Looking for the hostel where I’d be staying for the next five days was easier, but the gloomy weather affected my mood. When I finally arrived at the hostel in Ximending past lunchtime, I was tired, hungry, and irritable. But I reminded myself that it was my birthday and my first day in the supposedly exciting city of Taipei. So I unpacked, freshened up, and went out to explore.
A solo birthday exploration
The shopping district of Ximending reminded me of a tamer and less crowded version of Seoul’s Myeongdong and Insadong. I liked that there were plenty of food choices and a good mix of big brands and generic shops to shop from. My first meal was satisfying — beef and chicken scallion pancakes and iced Oolong green tea.
I then headed to Raohe Street Night Market in Songshan District, but since it was only 5pm, most shops were still setting up. I left the area and paid a quick visit to the Sun Yat Sen Memorial Hall. It was about to close, so I just walked around the park and took pictures of Taipei 101 from one of the benches near the memorial hall. I remember feeling helpless, not knowing where to go and what to do next, wondering why I wasn’t enjoying as much as I thought I would.
What’s a birthday without cake?
The day was about to end, and I knew I’d just cry in my room if I went back to the hostel. So, I decided to have cake for dinner. What’s a birthday without cake? I thought. Sad, apparently.
It was one of those days when nothing seemed to work out for me. I couldn’t find a place that served cake, so I ended up at the Xinyi branch of Ice Monster and ordered Taiwan’s famous mango shaved ice. By now, I wasn’t just tired; I was also very lonely, wishing the family across my table would stop having a jolly good time. How I managed to finish my bowl of shaved ice and ice cream was truly a miracle.
My trip eventually turned out fine; I had cake the next day, visited beautiful places, encountered so many kind and polite locals, ate lots of good food and drank as much milk tea as I could, joined a group tour on a whim (after three days of feeling sad by myself), and made a new friend.
But when I got home, I couldn’t even give myself the chance to feel the post-travel depression because I quickly got busy working. Instead, I found myself breaking down two weeks later.
Realisations after travelling solo on my birthday
Like I said, I’ve travelled solo before. The difference was that I did that out of curiosity and a sense of adventure — not because I was trying to escape my problems. Don’t get me wrong, I know a lot of people who’ve travelled alone on their birthdays, and they loved it.
But when you’re not in the right headspace, and you’re unprepared like I was, travel can even become stressful.
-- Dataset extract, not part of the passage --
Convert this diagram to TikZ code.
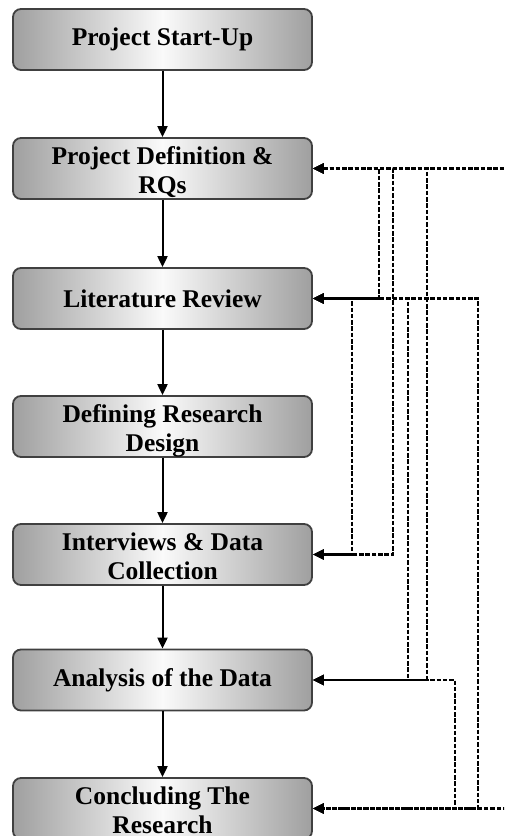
\documentclass[tikz,border=0pt]{standalone}
\usepackage{fontspec}
\setmainfont{Liberation Serif}
\usepackage[usenames]{xcolor}
\usepackage{tikz}
\usetikzlibrary{arrows.meta}

\tikzset{
  stage/.style={draw=black!75,line width=1.8pt,rounded corners=8pt,
    minimum width=299pt,minimum height=61pt,inner sep=0pt,align=center,
    left color=gray!75,right color=gray!75,middle color=white!96!gray,
    font=\fontsize{25.5}{29.5}\selectfont\bfseries},
  twoline/.style={text height=50pt,text depth=0pt},
  flow/.style={->,line width=2pt},
  fb/.style={<->,line width=2.7pt,dash pattern=on 4.5pt off 1.8pt}
}

\begin{document}
\begin{tikzpicture}[line cap=butt,line join=miter,>={Triangle[length=11pt,width=10pt]},x=1pt,y=-1pt]
\useasboundingbox (0,0) rectangle (504,836);
\clip (0,0) rectangle (504,836);
\node[stage] (start) at (162.5,39.5) {Project Start-Up};
\node[stage,twoline] (def) at (162.5,168.5) {Project Definition \&\\RQs};
\node[stage] (lit) at (162.5,298.5) {Literature Review};
\node[stage,twoline] (design) at (162.5,426.5) {Defining Research\\Design};
\node[stage,twoline] (inter) at (162.5,554.5) {Interviews \& Data\\Collection};
\node[stage] (anal) at (162.5,680) {Analysis of the Data};
\node[stage,twoline] (concl) at (162.5,808.5) {Concluding The\\Research};
\draw[flow] (start) -- (def);
\draw[flow] (def) -- (lit);
\draw[flow] (lit) -- (design);
\draw[flow] (design) -- (inter);
\draw[flow] (inter) -- (anal);
\draw[flow] (anal) -- (concl);
\coordinate (ka) at (352,0);
\coordinate (kb) at (379,0);
\coordinate (kc) at (393,0);
\coordinate (kd) at (408,0);
\coordinate (ke) at (427,0);
\coordinate (kf) at (455,0);
\coordinate (kg) at (478,0);
\coordinate (kh) at (530,0);
\draw[fb] (def.east) -| (kb |- lit.east) -- (lit.east);
\draw[fb] (def.east) -| (kc |- inter.east) -- (inter.east);
\draw[fb] (def.east) -| (ke |- anal.east) -- (anal.east);
\draw[fb] (def.east) -| (kh |- concl.east) -- (concl.east);
\draw[fb] (lit.east) -| (ka |- inter.east) -- (inter.east);
\draw[fb] (lit.east) -| (kd |- anal.east) -- (anal.east);
\draw[fb] (lit.east) -| (kg |- concl.east) -- (concl.east);
\draw[fb] (anal.east) -| (kf |- concl.east) -- (concl.east);
\end{tikzpicture}
\end{document}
The inclement weather and my lack of plans and proper research made me feel lost. I also realised that birthdays are best spent with your loved ones.
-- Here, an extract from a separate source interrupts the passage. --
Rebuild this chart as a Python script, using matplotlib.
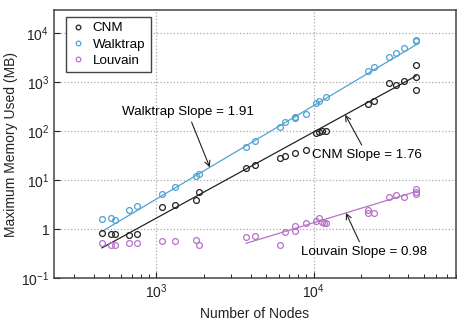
import numpy as np
import matplotlib
matplotlib.use("Agg")
import matplotlib.pyplot as plt
from matplotlib.ticker import FuncFormatter, LogLocator, NullFormatter

plt.rcParams['font.family'] = ['Liberation Sans', 'DejaVu Sans']
plt.rcParams['mathtext.fontset'] = 'custom'
plt.rcParams['mathtext.rm'] = 'Liberation Sans'

# Graph sizes (number of nodes) and peak memory (MB) per algorithm
cnm_nodes = [452, 513, 546, 670, 760, 1081, 1316, 1782, 1875, 3741, 4266, 6081,
             6588, 7661, 8917, 10398, 10869, 11302, 11950, 22070, 24340, 30340,
             33340, 37760, 44870, 44870, 44870]
cnm_mem = [0.84, 0.80, 0.80, 0.76, 0.80, 2.79, 3.10, 3.98, 5.8, 17.9, 20.4, 28.7,
           31.1, 36.3, 40.6, 93, 97.6, 101, 102, 359, 408, 965,
           891, 1075, 1262, 2279, 705]

walktrap_nodes = [452, 513, 546, 670, 760, 1081, 1316, 1782, 1875, 3741, 4266,
                  6081, 6588, 7661, 7661, 8917, 10398, 10869, 11950, 22070, 24340,
                  30340, 33340, 37760, 44870, 44870]
walktrap_mem = [1.58, 1.68, 1.53, 2.45, 2.92, 5.28, 7.13, 12.1, 13.3, 46.9, 64,
                124, 152, 198, 190, 224, 371, 414, 507, 1675, 2020,
                3234, 3902, 5010, 7060, 7410]

louvain_nodes = [452, 513, 546, 670, 760, 1081, 1316, 1782, 1875, 3741, 4266,
                 6081, 6588, 7661, 7661, 8917, 10398, 10869, 11302, 11610, 11950,
                 22070, 22070, 24340, 30340, 33340, 37760, 44870, 44870, 44870]
louvain_mem = [0.53, 0.47, 0.47, 0.53, 0.53, 0.56, 0.56, 0.60, 0.47, 0.70, 0.72,
               0.47, 0.86, 0.93, 1.17, 1.31, 1.46, 1.71, 1.41, 1.35, 1.31,
               2.45, 2.10, 2.16, 4.46, 4.90, 4.58, 6.5, 5.8, 5.2]

# Log-log fits: slope, intercept (log10), and node range of each fit
fit_slopes = {'CNM': 1.76, 'Walktrap': 1.91, 'Louvain': 0.98}
fit_intercepts = {'CNM': -5.057, 'Walktrap': -5.118, 'Louvain': -3.791}
fit_ranges = {'CNM': (452, 44870), 'Walktrap': (452, 44870), 'Louvain': (3725, 44870)}

colors = {'CNM': '#222222', 'Walktrap': '#4fa3d4', 'Louvain': '#b673c8'}


def fit_line(name, x):
    x = np.asarray(x, dtype=float)
    return 10 ** (fit_intercepts[name] + fit_slopes[name] * np.log10(x))


fig = plt.figure(figsize=(4.74, 3.22), dpi=100)
ax = fig.add_axes([0.1139, 0.1366, 0.8481, 0.8323])

series = [('CNM', cnm_nodes, cnm_mem),
          ('Walktrap', walktrap_nodes, walktrap_mem),
          ('Louvain', louvain_nodes, louvain_mem)]

for name, xs, ys in series:
    ax.plot(xs, ys, 'o', ms=4.2, mfc='none', mec=colors[name], mew=0.9,
            label=name, zorder=3)

for name, xs, ys in series:
    lo, hi = fit_ranges[name]
    xl = np.array([lo, hi], dtype=float)
    ax.plot(xl, fit_line(name, xl), '-', color=colors[name], lw=0.9, zorder=2)

ax.set_xscale('log')
ax.set_yscale('log')
ax.set_xlim(224, 80400)
ax.set_ylim(0.1, 3.0e4)


def log_fmt(v, pos):
    e = int(round(np.log10(v)))
    if e == 0:
        return '1'
    return r'$\mathdefault{10^{%d}}$' % e


ax.xaxis.set_major_locator(LogLocator(base=10, numticks=10))
ax.yaxis.set_major_locator(LogLocator(base=10, numticks=10))
ax.xaxis.set_major_formatter(FuncFormatter(log_fmt))
ax.yaxis.set_major_formatter(FuncFormatter(log_fmt))
ax.xaxis.set_minor_locator(LogLocator(base=10, subs=np.arange(2, 10), numticks=20))
ax.xaxis.set_minor_formatter(NullFormatter())
ax.yaxis.set_minor_locator(plt.NullLocator())

ax.tick_params(axis='both', which='both', direction='in', labelsize=10, colors='#222222')
ax.tick_params(axis='both', which='major', length=4, width=0.8)
ax.tick_params(axis='x', which='minor', length=3, width=0.7)

ax.grid(True, which='major', linestyle=':', color='#aaaaaa', linewidth=0.9)
for s in ax.spines.values():
    s.set_color('#444444')
    s.set_linewidth(1.1)

ax.set_xlabel('Number of Nodes', fontsize=10, color='#222222')
ax.set_ylabel('Maximum Memory Used (MB)', fontsize=10, color='#222222', labelpad=2)

arrow = dict(arrowstyle='->', color='#222222', lw=0.8, shrinkA=1, shrinkB=0)
ax.annotate('Walktrap Slope = 1.91', xy=(2190, fit_line('Walktrap', 2190)),
            xytext=(1581, 247), ha='center', va='center', fontsize=9.6,
            arrowprops=arrow)
ax.annotate('CNM Slope = 1.76', xy=(15880, fit_line('CNM', 15880)),
            xytext=(21930, 32.6), ha='center', va='center', fontsize=9.6,
            arrowprops=arrow)
ax.annotate('Louvain Slope = 0.98', xy=(16070, fit_line('Louvain', 16070)),
            xytext=(20940, 0.344), ha='center', va='center', fontsize=9.6,
            arrowprops=arrow)

leg = ax.legend(loc='upper left', bbox_to_anchor=(0.03, 0.975), borderaxespad=0,
                fontsize=9.6, frameon=True, fancybox=False, framealpha=1,
                edgecolor='#444444', numpoints=1, handlelength=1.0,
                handletextpad=0.6, labelspacing=0.3, borderpad=0.4,
                markerscale=0.8)
leg.get_frame().set_linewidth(1.0)

fig.savefig('out.png', dpi=100)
Travel as an escape can only help you to an extent
What I learned from this experience is that travel only helps, but it doesn’t solve problems. It will enrich your life with new experiences, a better understanding of other countries’ culture, maybe introduce you to new people and opportunities. It won’t necessarily make your life better.
People who drop everything, travel around the world, and find themselves in the process — they are exceptions, not the rule. Not all of us are as fortunate. Most of us travel to escape our lives back home, temporarily running from our realities. It will soon become clear that nothing has changed, that the problems you left back home are still there.
Also read: Solo Travel: 8 Signs You Shouldn’t Do It
It took me a few more months before I got better emotionally and mentally, and I’m proud that I faced what I needed to face and didn’t resort to travelling again to escape.
After travelling solo on my birthday, I voted not to make the same expensive mistake. I also resolved to live a life where travel is motivated by the desire to learn and gain new experiences, and not as a means to run away from problems. As Jason Mraz once said, “You don’t need a vacation when there’s nothing to escape from.”